Court's Reasoning on Alimony Deductions

The U.S. District Court reasoned that the taxpayer could not claim a deduction for the alimony payments made by her husband because the payments were deemed a charge on his earnings instead of a mutual debt. Under Louisiana law, while community property allows for the division of income, the taxpayer's ability to claim a deduction depended on her being without recourse against her husband for the use of community property to pay the alimony. The court concluded that the taxpayer did have recourse against her husband, which disqualified her from claiming a deduction for the alimony payments. Moreover, the court noted that the nature of alimony, as defined by Louisiana law, implied that the payments were not treated as debts that could be shared for tax deduction purposes. Therefore, the court ruled that the taxpayer was not entitled to the deduction she sought.

Statute of Limitations Consideration

The court addressed the statute of limitations concerning the 1943 tax assessment, determining that the Commissioner’s assessment was timely and not barred by statutory limits. The relevant provisions under the Internal Revenue Code specified that an assessment could not be made more than three years after a return was filed unless certain conditions applied. The taxpayer argued that the Commissioner's assessment had prescribed; however, the court found that the waiver of restrictions she filed was conditional and thus ineffective. The court emphasized that the waiver must be unconditional to be effective, and since the Commissioner did not accept the conditional waiver, the statute of limitations had not been reset. Consequently, the court upheld the validity of the deficiency assessment for the 1943 tax year.

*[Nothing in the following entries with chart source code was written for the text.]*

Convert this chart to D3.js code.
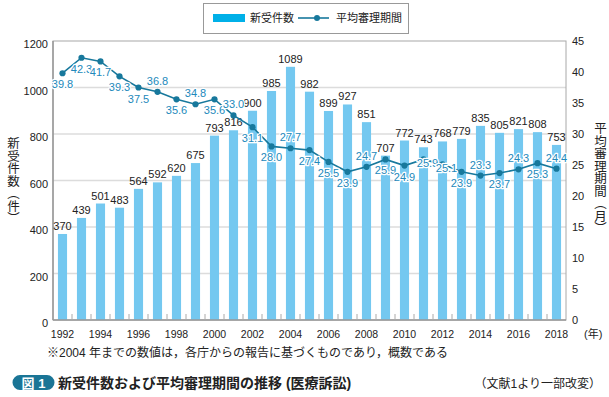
<!DOCTYPE html>
<html>
<head>
<meta charset="utf-8">
<script src="https://cdn.jsdelivr.net/npm/d3@7"></script>
<style>
  body { margin: 0; background: #fff; }
  svg { display: block; font-family: "Liberation Sans", "Noto Sans CJK JP", sans-serif; }
</style>
</head>
<body>
<div id="chart"></div>
<script>
var years = [1992,1993,1994,1995,1996,1997,1998,1999,2000,2001,2002,2003,2004,2005,
             2006,2007,2008,2009,2010,2011,2012,2013,2014,2015,2016,2017,2018];
var cases = [370,439,501,483,564,592,620,675,793,816,900,985,1089,982,
             899,927,851,707,772,743,768,779,835,805,821,808,753];
var months = [39.8,42.3,41.7,39.3,37.5,36.8,35.6,34.8,35.6,33.0,31.1,28.0,27.7,27.4,
              25.5,23.9,24.7,25.9,24.9,25.9,25.1,23.9,23.3,23.7,24.3,25.3,24.4];
// where each period label sits relative to its dot
var labelSide = ["b","b","b","b","b","a","b","a","b","a","b","b","a","b",
                 "b","b","a","b","b","m","m","b","a","b","a","b","a"];
var leftTicks = [0,200,400,600,800,1000,1200];
var rightTicks = [0,5,10,15,20,25,30,35,40,45];
var yearLabels = years.filter(function(y) { return y % 2 === 0; });

var width = 609,
    height = 397;

var barColor = "#74c8f0",
    swatchColor = "#00b0e8",
    lineColor = "#17789c",
    labelColor = "#2289bb";

var svg = d3.select("#chart")
    .append("svg")
    .attr("width", width)
    .attr("height", height);

var plot = { left: 53, right: 566, top: 41, bottom: 320 };

var x = d3.scaleBand()
    .domain(years)
    .range([plot.left, plot.right])
    .paddingInner(0.52)
    .paddingOuter(0.26);

var y = d3.scaleLinear().domain([0, 1200]).range([plot.bottom, plot.top]);
var y2 = d3.scaleLinear().domain([0, 45]).range([plot.bottom, plot.top]);

function cx(d) { return x(d) + x.bandwidth() / 2; }

// grid
svg.append("g")
  .selectAll("line")
    .data(leftTicks.filter(function(t) { return t > 0 && t < 1200; }))
  .enter().append("line")
    .attr("x1", plot.left).attr("x2", plot.right)
    .attr("y1", function(d) { return y(d); })
    .attr("y2", function(d) { return y(d); })
    .attr("stroke", "#dcdcdc")
    .attr("stroke-width", 1.5);

// frame
svg.append("rect")
    .attr("x", plot.left).attr("y", plot.top)
    .attr("width", plot.right - plot.left)
    .attr("height", plot.bottom - plot.top)
    .attr("fill", "none")
    .attr("stroke", "#a8a8a8")
    .attr("stroke-width", 1);

// bars
svg.append("g")
  .selectAll("rect")
    .data(years)
  .enter().append("rect")
    .attr("x", function(d) { return x(d); })
    .attr("width", x.bandwidth())
    .attr("y", function(d, i) { return y(cases[i]); })
    .attr("height", function(d, i) { return plot.bottom - y(cases[i]); })
    .attr("fill", barColor);

// left and bottom axis lines
svg.append("line")
    .attr("x1", plot.left).attr("x2", plot.left)
    .attr("y1", plot.top).attr("y2", plot.bottom)
    .attr("stroke", "#999").attr("stroke-width", 1.5);
svg.append("line")
    .attr("x1", plot.left).attr("x2", plot.right)
    .attr("y1", plot.bottom).attr("y2", plot.bottom)
    .attr("stroke", "#999").attr("stroke-width", 1.5);

// small ticks between bars
svg.append("g")
  .selectAll("line")
    .data(years.slice(0, -1))
  .enter().append("line")
    .attr("x1", function(d) { return cx(d) + x.step() / 2; })
    .attr("x2", function(d) { return cx(d) + x.step() / 2; })
    .attr("y1", plot.bottom - 6).attr("y2", plot.bottom)
    .attr("stroke", "#aaa")
    .attr("stroke-width", 1);

// bar values
svg.append("g")
  .selectAll("text")
    .data(years)
  .enter().append("text")
    .attr("x", function(d) { return cx(d); })
    .attr("y", function(d, i) { return y(cases[i]) - 4; })
    .attr("text-anchor", "middle")
    .attr("font-size", 11)
    .attr("fill", "#222")
    .text(function(d, i) { return cases[i]; });

// line
var line = d3.line()
    .x(function(d, i) { return cx(years[i]); })
    .y(function(d) { return y2(d); });

svg.append("path")
    .datum(months)
    .attr("d", line)
    .attr("fill", "none")
    .attr("stroke", lineColor)
    .attr("stroke-width", 1.6);

svg.append("g")
  .selectAll("circle")
    .data(months)
  .enter().append("circle")
    .attr("cx", function(d, i) { return cx(years[i]); })
    .attr("cy", function(d) { return y2(d); })
    .attr("r", 3.1)
    .attr("fill", lineColor);

var sideOffset = { a: -7, b: 15, m: 8 };
svg.append("g")
  .selectAll("text")
    .data(months)
  .enter().append("text")
    .attr("x", function(d, i) { return cx(years[i]) + (labelSide[i] === "m" ? 4 : 0); })
    .attr("y", function(d, i) { return y2(d) + sideOffset[labelSide[i]]; })
    .attr("text-anchor", "middle")
    .attr("font-size", 11)
    .attr("fill", labelColor)
    .attr("stroke", "#fff")
    .attr("stroke-width", 2.5)
    .attr("stroke-linejoin", "round")
    .attr("paint-order", "stroke")
    .text(function(d) { return d.toFixed(1); });

// left axis labels
svg.append("g")
  .selectAll("text")
    .data(leftTicks)
  .enter().append("text")
    .attr("x", plot.left - 5)
    .attr("y", function(d) { return y(d) + 7; })
    .attr("text-anchor", "end")
    .attr("font-size", 11)
    .attr("fill", "#222")
    .text(function(d) { return d; });

// right axis labels
svg.append("g")
  .selectAll("text")
    .data(rightTicks)
  .enter().append("text")
    .attr("x", plot.right + 6)
    .attr("y", function(d) { return y2(d) + 4; })
    .attr("text-anchor", "start")
    .attr("font-size", 11)
    .attr("fill", "#222")
    .text(function(d) { return d; });

// year labels
svg.append("g")
  .selectAll("text")
    .data(yearLabels)
  .enter().append("text")
    .attr("x", function(d) { return cx(d); })
    .attr("y", 338)
    .attr("text-anchor", "middle")
    .attr("font-size", 10.5)
    .attr("fill", "#222")
    .text(function(d) { return d; });

svg.append("text")
    .attr("x", 584).attr("y", 338)
    .attr("font-size", 11)
    .attr("fill", "#222")
    .text("(年)");

// axis titles (vertical)
svg.append("text")
    .attr("x", 12).attr("y", 137)
    .style("writing-mode", "vertical-rl")
    .attr("font-size", 12.5)
    .attr("fill", "#222")
    .text("新受件数（件）");

svg.append("text")
    .attr("x", 599).attr("y", 122)
    .style("writing-mode", "vertical-rl")
    .attr("font-size", 12.5)
    .attr("fill", "#222")
    .text("平均審理期間（月）");

// legend
var legend = svg.append("g");
legend.append("rect")
    .attr("x", 203.5).attr("y", 3.5)
    .attr("width", 205).attr("height", 30)
    .attr("fill", "#fff")
    .attr("stroke", "#999");
legend.append("rect")
    .attr("x", 213).attr("y", 14)
    .attr("width", 32).attr("height", 8)
    .attr("fill", swatchColor);
legend.append("text")
    .attr("x", 250).attr("y", 22)
    .attr("font-size", 11)
    .attr("fill", "#222")
    .text("新受件数");
legend.append("line")
    .attr("x1", 298).attr("x2", 329)
    .attr("y1", 18).attr("y2", 18)
    .attr("stroke", lineColor)
    .attr("stroke-width", 1.6);
legend.append("circle")
    .attr("cx", 317).attr("cy", 18).attr("r", 3)
    .attr("fill", lineColor);
legend.append("text")
    .attr("x", 336).attr("y", 22)
    .attr("font-size", 11)
    .attr("fill", "#222")
    .text("平均審理期間");

// note
svg.append("text")
    .attr("x", 47).attr("y", 357)
    .attr("font-size", 12)
    .attr("fill", "#222")
    .text("※2004 年までの数値は，各庁からの報告に基づくものであり，概数である");

// caption
svg.append("path")
    .attr("d", "M20,375 H47 A7.5,7.5 0 0 1 54.5,382.5 A7.5,7.5 0 0 1 47,390 H20 A7.5,7.5 0 0 1 12.5,382.5 A7.5,7.5 0 0 1 20,375 Z")
    .attr("fill", "#1a7596");
svg.append("text")
    .attr("x", 33.5).attr("y", 387.5)
    .attr("text-anchor", "middle")
    .attr("font-size", 13)
    .attr("font-weight", "bold")
    .attr("fill", "#fff")
    .text("図 1");
svg.append("text")
    .attr("x", 58).attr("y", 388)
    .attr("font-size", 14)
    .attr("font-weight", "bold")
    .attr("fill", "#222")
    .text("新受件数および平均審理期間の推移 (医療訴訟)");
svg.append("text")
    .attr("x", 601).attr("y", 388)
    .attr("text-anchor", "end")
    .attr("font-size", 12)
    .attr("fill", "#222")
    .text("（文献1より一部改変）");
</script>
</body>
</html>
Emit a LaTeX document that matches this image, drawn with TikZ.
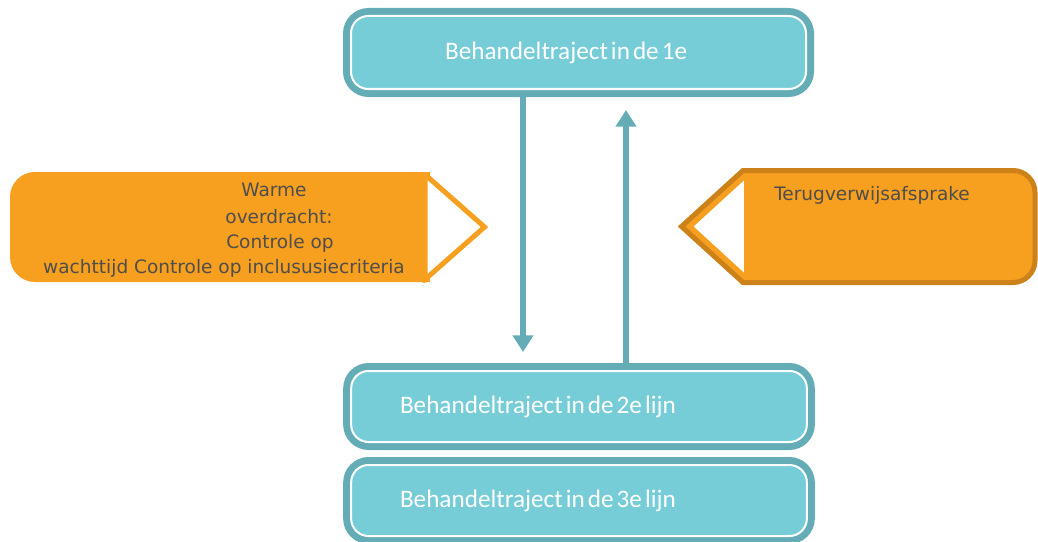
\documentclass[tikz,border=0pt]{standalone}
\usepackage{fontspec}
\setmainfont{Carlito}
\newfontfamily\verdanaachtig{DejaVu Sans}
\usepackage{xcolor}
\usepackage{tikz}
\usetikzlibrary{arrows.meta,positioning,calc}

\definecolor{tealvul}{RGB}{118,205,216}
\definecolor{tealrand}{RGB}{100,173,183}
\definecolor{oranjevul}{RGB}{247,159,31}
\definecolor{oranjerand}{RGB}{204,130,25}
\definecolor{grijstekst}{RGB}{78,78,78}

\tikzset{
  lijnblok/.style={draw=tealrand, fill=tealvul, line width=5.25pt, outer sep=0pt,
    rounded corners=16.5pt, minimum width=348pt, text=white, align=left,
    font=\fontsize{18.9}{22}\selectfont,
    execute at begin node={\spaceskip=0.12em\relax}},
  binnenrand/.style={draw=white, line width=1.5pt, rounded corners=13pt},
  pijl/.style={draw=tealrand, line width=4.5pt, -{Triangle[length=12.5pt,width=15pt]}},
  oranjetekst/.style={text=grijstekst, inner sep=0pt, anchor=base,
    font=\verdanaachtig\fontsize{13.9}{19}\selectfont},
}

\begin{document}
\begin{tikzpicture}[x=0.75pt, y=-0.75pt]
  \useasboundingbox (0,0) rectangle (1038,542);
  % de drie lijnen
  \node[lijnblok, minimum height=61.5pt, text width=200pt, inner xsep=73pt]
       (eerste) at (578.5,52.5) {Behandeltraject in de 1e};
  \node[lijnblok, minimum height=60pt, text width=268.5pt, inner xsep=40pt]
       (tweede) at (579,406.5) {Behandeltraject in de 2e lijn};
  \node[lijnblok, minimum height=60pt, text width=268.5pt, inner xsep=40pt]
       (derde) at (579,500.5) {Behandeltraject in de 3e lijn};
  \foreach \blok in {eerste,tweede,derde}
    \draw[binnenrand] ($(\blok.north west)+(4.5,4.5)$) rectangle ($(\blok.south east)-(4.5,4.5)$);
  % verwijzen en terugverwijzen
  \coordinate (puntneer) at (523,352);
  \coordinate (puntop) at (626,110);
  \draw[pijl] (eerste.south -| puntneer) -- (puntneer);
  \draw[pijl] (tweede.north -| puntop) -- (puntop);
  % warme overdracht (links)
  \fill[oranjevul] (430,172) -- (35,172) arc (270:180:25) -- (10,257) arc (180:90:25)
        -- (430,282) -- cycle;
  \begin{scope}
    \clip (0,172) rectangle (500,282);
    \filldraw[draw=oranjevul, fill=white, line width=3.75pt]
        (425,174.5) -- (484.5,227) -- (425,279.5) -- cycle;
  \end{scope}
  \node[oranjetekst] (warme) at (274,196) {Warme};
  \node[oranjetekst] (overdracht) at (279,223) {overdracht:};
  \node[oranjetekst] (controle) at (280,248) {Controle op};
  \node[oranjetekst] (wachttijd) at (224,273) {wachttijd Controle op inclususiecriteria};
  % terugverwijsafspraken (rechts)
  \filldraw[draw=oranjerand, fill=oranjevul, line width=3.75pt]
        (743,170.5) -- (1013,170.5) arc (270:360:22) -- (1035,260.5) arc (0:90:22)
        -- (743,282.5) -- (681.5,226.5) -- cycle;
  \filldraw[draw=oranjevul, fill=white, line width=1.5pt]
        (745,178) -- (692,226.5) -- (745,275) -- cycle;
  \node[oranjetekst, anchor=base west] (terug) at (774,200) {Terugverwijsafsprake};
\end{tikzpicture}
\end{document}
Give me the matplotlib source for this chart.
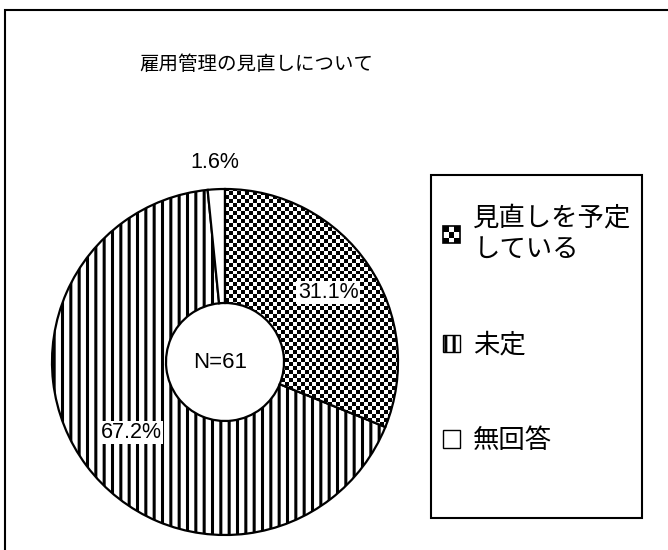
import numpy as np
import matplotlib
matplotlib.use('Agg')
import matplotlib.pyplot as plt
from matplotlib.patches import Rectangle
from matplotlib.legend_handler import HandlerBase

plt.rcParams['font.family'] = ['Noto Sans CJK JP', 'DejaVu Sans']
plt.rcParams['hatch.linewidth'] = 2.2

# データ
title = '雇用管理の見直しについて'
categories = ['見直しを予定\nしている', '未定', '無回答']
values = [31.1, 67.2, 1.6]
n_total = 61

W, H = 668, 550
fig = plt.figure(figsize=(W / 100, H / 100), dpi=100)

# 外枠
fig.patches.append(Rectangle((5 / W, -0.01), 1.0, 1 - 10 / H + 0.01,
                             transform=fig.transFigure, fill=False,
                             edgecolor='black', linewidth=1.5))

fig.text(256 / W, 1 - 65 / H, title, ha='center', va='center', fontsize=14)

# 円グラフ（ドーナツ）
cx, cy, R = 225, 362, 175
ax = fig.add_axes([(cx - R) / W, (H - cy - R) / H, 2 * R / W, 2 * R / H])
wedges, _ = ax.pie(values, startangle=90, counterclock=False, radius=173 / R,
                   wedgeprops=dict(width=114 / R, edgecolor='black', linewidth=1.6))

wedges[0].set_facecolor('none')
wedges[0].set_zorder(3)
wedges[1].set_facecolor('white')
wedges[1].set_hatch('||')
wedges[2].set_facecolor('white')

# 市松模様
n = 88
checker = np.indices((n, n)).sum(axis=0) % 2
im = ax.imshow(checker, cmap='gray', extent=(-1, 1, -1, 1),
               interpolation='nearest', zorder=2)
im.set_clip_path(wedges[0])

ax.set_xlim(-1, 1)
ax.set_ylim(-1, 1)
ax.set_aspect('equal')
ax.axis('off')

# ラベル
dists = [0.71, 0.67, 1.14]
for w, v, d, boxed in zip(wedges, values, dists, [True, True, False]):
    ang = np.deg2rad((w.theta1 + w.theta2) / 2)
    ax.text(d * np.cos(ang), d * np.sin(ang), f'{v:.1f}%', ha='center', va='center',
            fontsize=15.5, family='Liberation Sans', zorder=5,
            bbox=dict(facecolor='white', edgecolor='none', pad=1) if boxed else None)

ax.text(-0.03, 0, f'N={n_total}', ha='center', va='center', fontsize=16,
        family='Liberation Sans', zorder=5)


# 凡例
class CheckerHandler(HandlerBase):
    def create_artists(self, legend, orig_handle, xdescent, ydescent,
                       width, height, fontsize, trans):
        k = 3
        side = min(width, height)
        s = side / k
        x0 = -xdescent + (width - side) / 2
        y0 = -ydescent + (height - side) / 2
        arts = []
        for i in range(k):
            for j in range(k):
                c = 'black' if (i + j) % 2 == 0 else 'white'
                arts.append(Rectangle((x0 + i * s, y0 + j * s), s, s, facecolor=c,
                                      edgecolor='none', transform=trans))
        arts.append(Rectangle((x0, y0), side, side, fill=False, edgecolor='black',
                              linewidth=1.2, transform=trans))
        return arts


fig.patches.append(Rectangle((431 / W, 1 - 518 / H), 211 / W, 343 / H,
                             transform=fig.transFigure, facecolor='white',
                             edgecolor='black', linewidth=1.5))

h0 = Rectangle((0, 0), 1, 1)
h1 = Rectangle((0, 0), 1, 1, facecolor='white', edgecolor='black', hatch='||')
h2 = Rectangle((0, 0), 1, 1, facecolor='white', edgecolor='black')
leg = fig.legend([h0, h1, h2], categories, handler_map={h0: CheckerHandler()},
                 loc='upper left', bbox_to_anchor=(443 / W, 1 - 204 / H),
                 frameon=False, fontsize=19, borderpad=0, borderaxespad=0,
                 handlelength=0.65, handleheight=0.65, handletextpad=0.5,
                 labelspacing=2.6)
leg.get_texts()[0].set_linespacing(1.25)

fig.savefig('out.png', dpi=100)
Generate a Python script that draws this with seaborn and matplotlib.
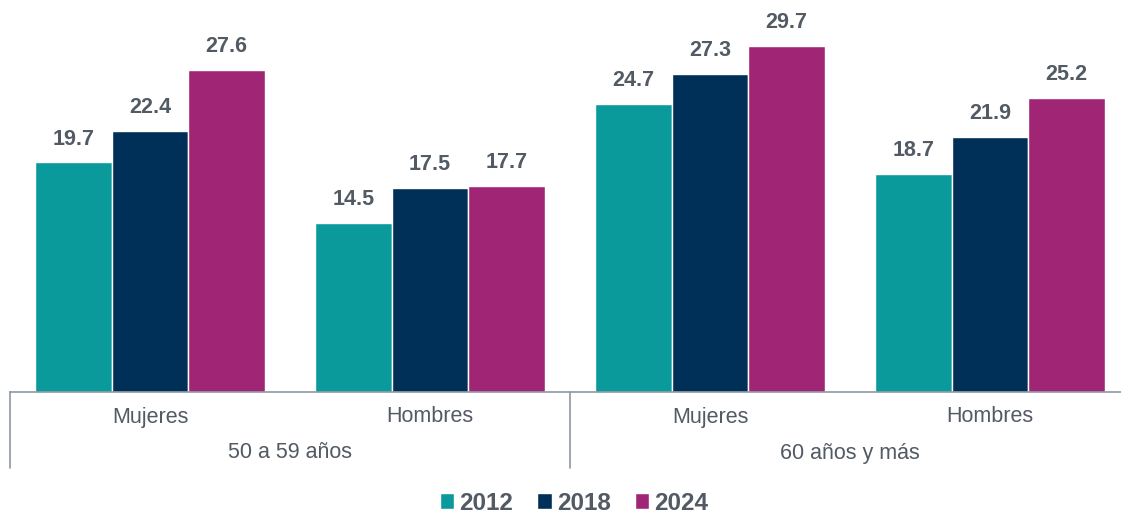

Implications of the Ruling

The ruling in Godchaux v. United States clarified the conditions under which a spouse in a community property state could claim deductions for alimony payments. Specifically, it established that tax deductions for alimony are contingent on the taxpayer not having recourse against the paying spouse for community property used to satisfy the alimony obligation. This case underscored the importance of understanding local laws regarding community property and the nuances of how alimony is treated for tax purposes. Furthermore, the court's interpretation of the statute of limitations and waiver conditions served as a precedent for future cases involving tax assessments and the responsibilities of taxpayers when filing for deductions. Ultimately, the decision reinforced the principle that taxpayers must demonstrate that they incurred the expense for which a deduction is claimed and that they have no recourse against the spouse for that expense.